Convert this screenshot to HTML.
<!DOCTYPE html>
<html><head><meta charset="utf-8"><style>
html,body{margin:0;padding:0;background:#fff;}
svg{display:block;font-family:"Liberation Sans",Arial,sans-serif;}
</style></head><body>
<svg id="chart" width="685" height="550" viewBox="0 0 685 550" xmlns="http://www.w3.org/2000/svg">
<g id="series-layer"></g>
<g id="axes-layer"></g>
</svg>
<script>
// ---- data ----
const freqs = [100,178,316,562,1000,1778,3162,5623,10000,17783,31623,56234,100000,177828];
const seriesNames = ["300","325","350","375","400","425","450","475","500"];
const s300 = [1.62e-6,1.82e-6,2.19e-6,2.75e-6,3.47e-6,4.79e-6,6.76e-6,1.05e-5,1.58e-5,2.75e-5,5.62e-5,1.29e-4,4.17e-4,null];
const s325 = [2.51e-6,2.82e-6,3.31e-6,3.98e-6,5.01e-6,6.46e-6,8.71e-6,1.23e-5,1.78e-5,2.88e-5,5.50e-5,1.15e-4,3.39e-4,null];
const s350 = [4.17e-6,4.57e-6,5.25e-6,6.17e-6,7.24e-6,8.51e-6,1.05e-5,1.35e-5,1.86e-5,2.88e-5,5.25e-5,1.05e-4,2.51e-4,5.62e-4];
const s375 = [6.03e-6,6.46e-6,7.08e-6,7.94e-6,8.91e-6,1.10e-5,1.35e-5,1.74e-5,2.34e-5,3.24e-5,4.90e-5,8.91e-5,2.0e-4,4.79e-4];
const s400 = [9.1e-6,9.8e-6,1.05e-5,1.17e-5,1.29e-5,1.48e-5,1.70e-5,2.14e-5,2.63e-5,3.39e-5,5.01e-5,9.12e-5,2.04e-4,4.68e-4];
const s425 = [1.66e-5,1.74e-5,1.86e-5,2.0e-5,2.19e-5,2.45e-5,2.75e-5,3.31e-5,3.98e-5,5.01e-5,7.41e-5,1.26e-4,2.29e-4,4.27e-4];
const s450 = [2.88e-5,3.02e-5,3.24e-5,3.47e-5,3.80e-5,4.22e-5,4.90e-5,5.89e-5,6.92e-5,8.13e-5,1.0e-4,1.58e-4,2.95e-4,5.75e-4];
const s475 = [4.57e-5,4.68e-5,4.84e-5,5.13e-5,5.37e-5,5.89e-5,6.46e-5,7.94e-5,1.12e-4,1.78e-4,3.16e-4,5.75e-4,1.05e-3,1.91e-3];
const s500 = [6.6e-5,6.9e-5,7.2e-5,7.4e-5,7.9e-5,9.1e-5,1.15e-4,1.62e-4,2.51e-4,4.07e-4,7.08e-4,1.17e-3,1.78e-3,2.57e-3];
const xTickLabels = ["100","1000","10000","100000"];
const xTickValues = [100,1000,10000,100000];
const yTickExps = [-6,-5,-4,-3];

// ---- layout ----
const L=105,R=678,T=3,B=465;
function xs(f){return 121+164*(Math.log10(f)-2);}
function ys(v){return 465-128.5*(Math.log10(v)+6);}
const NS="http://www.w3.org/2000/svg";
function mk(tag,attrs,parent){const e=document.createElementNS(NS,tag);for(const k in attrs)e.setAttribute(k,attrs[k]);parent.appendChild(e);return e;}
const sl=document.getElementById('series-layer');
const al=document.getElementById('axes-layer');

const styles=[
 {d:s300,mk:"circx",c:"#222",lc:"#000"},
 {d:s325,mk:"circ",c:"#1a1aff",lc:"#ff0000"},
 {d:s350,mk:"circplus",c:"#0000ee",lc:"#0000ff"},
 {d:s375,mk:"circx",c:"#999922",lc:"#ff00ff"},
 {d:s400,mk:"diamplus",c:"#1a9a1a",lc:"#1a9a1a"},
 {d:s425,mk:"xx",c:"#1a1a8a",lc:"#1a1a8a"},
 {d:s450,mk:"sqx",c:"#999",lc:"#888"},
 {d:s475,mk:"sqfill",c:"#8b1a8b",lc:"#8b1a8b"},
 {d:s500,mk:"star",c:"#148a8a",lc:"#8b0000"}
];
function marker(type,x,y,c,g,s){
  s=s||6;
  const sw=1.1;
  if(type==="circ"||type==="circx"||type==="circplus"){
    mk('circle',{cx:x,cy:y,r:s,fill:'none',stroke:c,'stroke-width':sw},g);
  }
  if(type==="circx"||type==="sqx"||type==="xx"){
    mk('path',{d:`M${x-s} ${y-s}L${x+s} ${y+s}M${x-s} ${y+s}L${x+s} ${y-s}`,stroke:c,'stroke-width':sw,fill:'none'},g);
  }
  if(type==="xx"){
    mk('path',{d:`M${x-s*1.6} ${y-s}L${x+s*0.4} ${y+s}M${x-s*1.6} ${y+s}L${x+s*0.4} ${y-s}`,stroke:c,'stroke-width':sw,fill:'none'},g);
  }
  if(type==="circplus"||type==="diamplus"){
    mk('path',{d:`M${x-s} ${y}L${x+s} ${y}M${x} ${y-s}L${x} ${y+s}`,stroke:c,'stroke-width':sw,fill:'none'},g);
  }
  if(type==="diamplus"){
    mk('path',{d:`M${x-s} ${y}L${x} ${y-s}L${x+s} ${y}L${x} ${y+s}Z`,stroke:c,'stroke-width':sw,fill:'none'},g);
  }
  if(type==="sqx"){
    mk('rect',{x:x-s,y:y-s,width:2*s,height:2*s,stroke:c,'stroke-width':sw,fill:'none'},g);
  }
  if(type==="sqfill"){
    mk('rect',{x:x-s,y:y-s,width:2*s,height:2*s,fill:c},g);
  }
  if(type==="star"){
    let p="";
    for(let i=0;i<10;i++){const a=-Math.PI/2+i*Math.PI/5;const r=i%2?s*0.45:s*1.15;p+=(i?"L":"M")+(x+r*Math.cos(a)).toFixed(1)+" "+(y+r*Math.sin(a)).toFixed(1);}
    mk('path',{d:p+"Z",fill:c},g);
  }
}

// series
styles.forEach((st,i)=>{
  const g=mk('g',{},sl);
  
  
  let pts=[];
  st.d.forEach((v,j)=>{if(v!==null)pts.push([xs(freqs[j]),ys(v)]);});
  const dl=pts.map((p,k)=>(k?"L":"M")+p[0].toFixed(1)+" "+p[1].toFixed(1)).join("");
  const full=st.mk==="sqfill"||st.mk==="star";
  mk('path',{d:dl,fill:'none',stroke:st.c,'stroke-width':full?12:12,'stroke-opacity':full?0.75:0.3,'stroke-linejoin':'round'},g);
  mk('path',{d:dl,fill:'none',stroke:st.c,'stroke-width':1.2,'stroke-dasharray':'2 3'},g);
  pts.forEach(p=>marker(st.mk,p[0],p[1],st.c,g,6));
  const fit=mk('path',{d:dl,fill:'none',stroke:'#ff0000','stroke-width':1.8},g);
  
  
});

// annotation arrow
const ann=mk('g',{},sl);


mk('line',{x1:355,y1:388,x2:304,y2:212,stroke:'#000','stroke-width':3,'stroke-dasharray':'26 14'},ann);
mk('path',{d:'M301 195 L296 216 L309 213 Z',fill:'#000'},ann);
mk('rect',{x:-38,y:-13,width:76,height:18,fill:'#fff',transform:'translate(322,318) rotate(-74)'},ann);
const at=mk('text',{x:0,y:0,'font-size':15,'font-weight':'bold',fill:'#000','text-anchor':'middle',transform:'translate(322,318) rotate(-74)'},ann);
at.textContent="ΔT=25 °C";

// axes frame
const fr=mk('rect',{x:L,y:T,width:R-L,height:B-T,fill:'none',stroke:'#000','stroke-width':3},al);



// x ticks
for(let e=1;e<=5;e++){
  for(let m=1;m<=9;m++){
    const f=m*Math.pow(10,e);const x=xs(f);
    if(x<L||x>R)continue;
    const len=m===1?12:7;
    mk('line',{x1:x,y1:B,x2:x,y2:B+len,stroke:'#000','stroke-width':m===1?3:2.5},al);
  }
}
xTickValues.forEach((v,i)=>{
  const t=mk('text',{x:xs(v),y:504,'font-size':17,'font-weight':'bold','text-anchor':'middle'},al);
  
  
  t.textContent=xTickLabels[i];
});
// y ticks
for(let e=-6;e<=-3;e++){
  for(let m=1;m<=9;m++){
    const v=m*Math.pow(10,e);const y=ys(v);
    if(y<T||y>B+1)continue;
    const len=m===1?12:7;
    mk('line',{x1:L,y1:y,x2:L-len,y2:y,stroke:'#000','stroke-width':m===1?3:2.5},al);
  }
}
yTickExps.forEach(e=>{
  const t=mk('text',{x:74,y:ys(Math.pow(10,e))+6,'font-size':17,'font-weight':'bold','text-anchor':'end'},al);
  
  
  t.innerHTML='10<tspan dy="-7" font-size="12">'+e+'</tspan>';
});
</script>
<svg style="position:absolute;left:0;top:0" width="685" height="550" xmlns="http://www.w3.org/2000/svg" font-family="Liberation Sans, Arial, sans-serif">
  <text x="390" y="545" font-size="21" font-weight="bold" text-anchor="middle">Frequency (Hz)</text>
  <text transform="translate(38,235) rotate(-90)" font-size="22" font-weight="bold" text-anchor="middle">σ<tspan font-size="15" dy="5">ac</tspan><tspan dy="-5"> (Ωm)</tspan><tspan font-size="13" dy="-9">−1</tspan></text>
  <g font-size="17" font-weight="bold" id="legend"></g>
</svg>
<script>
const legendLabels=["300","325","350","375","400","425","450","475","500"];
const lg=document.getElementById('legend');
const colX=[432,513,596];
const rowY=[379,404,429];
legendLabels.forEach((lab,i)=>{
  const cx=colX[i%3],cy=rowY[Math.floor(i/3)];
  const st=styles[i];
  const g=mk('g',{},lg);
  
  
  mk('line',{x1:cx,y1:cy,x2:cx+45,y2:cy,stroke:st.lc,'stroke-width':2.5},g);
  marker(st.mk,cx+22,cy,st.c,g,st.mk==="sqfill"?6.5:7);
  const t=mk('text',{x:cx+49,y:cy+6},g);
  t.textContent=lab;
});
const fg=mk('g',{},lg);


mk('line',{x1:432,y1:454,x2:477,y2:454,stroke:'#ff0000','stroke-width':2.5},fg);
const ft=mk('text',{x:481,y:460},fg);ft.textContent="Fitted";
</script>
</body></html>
################
Set problem: Quote exactly the opening line of the material above and every line after it, up to and including the line that contains "const yTickExps = [-6,-5,-4,-3];".

Task solution:
Convert this screenshot to HTML.
<!DOCTYPE html>
<html><head><meta charset="utf-8"><style>
html,body{margin:0;padding:0;background:#fff;}
svg{display:block;font-family:"Liberation Sans",Arial,sans-serif;}
</style></head><body>
<svg id="chart" width="685" height="550" viewBox="0 0 685 550" xmlns="http://www.w3.org/2000/svg">
<g id="series-layer"></g>
<g id="axes-layer"></g>
</svg>
<script>
// ---- data ----
const freqs = [100,178,316,562,1000,1778,3162,5623,10000,17783,31623,56234,100000,177828];
const seriesNames = ["300","325","350","375","400","425","450","475","500"];
const s300 = [1.62e-6,1.82e-6,2.19e-6,2.75e-6,3.47e-6,4.79e-6,6.76e-6,1.05e-5,1.58e-5,2.75e-5,5.62e-5,1.29e-4,4.17e-4,null];
const s325 = [2.51e-6,2.82e-6,3.31e-6,3.98e-6,5.01e-6,6.46e-6,8.71e-6,1.23e-5,1.78e-5,2.88e-5,5.50e-5,1.15e-4,3.39e-4,null];
const s350 = [4.17e-6,4.57e-6,5.25e-6,6.17e-6,7.24e-6,8.51e-6,1.05e-5,1.35e-5,1.86e-5,2.88e-5,5.25e-5,1.05e-4,2.51e-4,5.62e-4];
const s375 = [6.03e-6,6.46e-6,7.08e-6,7.94e-6,8.91e-6,1.10e-5,1.35e-5,1.74e-5,2.34e-5,3.24e-5,4.90e-5,8.91e-5,2.0e-4,4.79e-4];
const s400 = [9.1e-6,9.8e-6,1.05e-5,1.17e-5,1.29e-5,1.48e-5,1.70e-5,2.14e-5,2.63e-5,3.39e-5,5.01e-5,9.12e-5,2.04e-4,4.68e-4];
const s425 = [1.66e-5,1.74e-5,1.86e-5,2.0e-5,2.19e-5,2.45e-5,2.75e-5,3.31e-5,3.98e-5,5.01e-5,7.41e-5,1.26e-4,2.29e-4,4.27e-4];
const s450 = [2.88e-5,3.02e-5,3.24e-5,3.47e-5,3.80e-5,4.22e-5,4.90e-5,5.89e-5,6.92e-5,8.13e-5,1.0e-4,1.58e-4,2.95e-4,5.75e-4];
const s475 = [4.57e-5,4.68e-5,4.84e-5,5.13e-5,5.37e-5,5.89e-5,6.46e-5,7.94e-5,1.12e-4,1.78e-4,3.16e-4,5.75e-4,1.05e-3,1.91e-3];
const s500 = [6.6e-5,6.9e-5,7.2e-5,7.4e-5,7.9e-5,9.1e-5,1.15e-4,1.62e-4,2.51e-4,4.07e-4,7.08e-4,1.17e-3,1.78e-3,2.57e-3];
const xTickLabels = ["100","1000","10000","100000"];
const xTickValues = [100,1000,10000,100000];
const yTickExps = [-6,-5,-4,-3];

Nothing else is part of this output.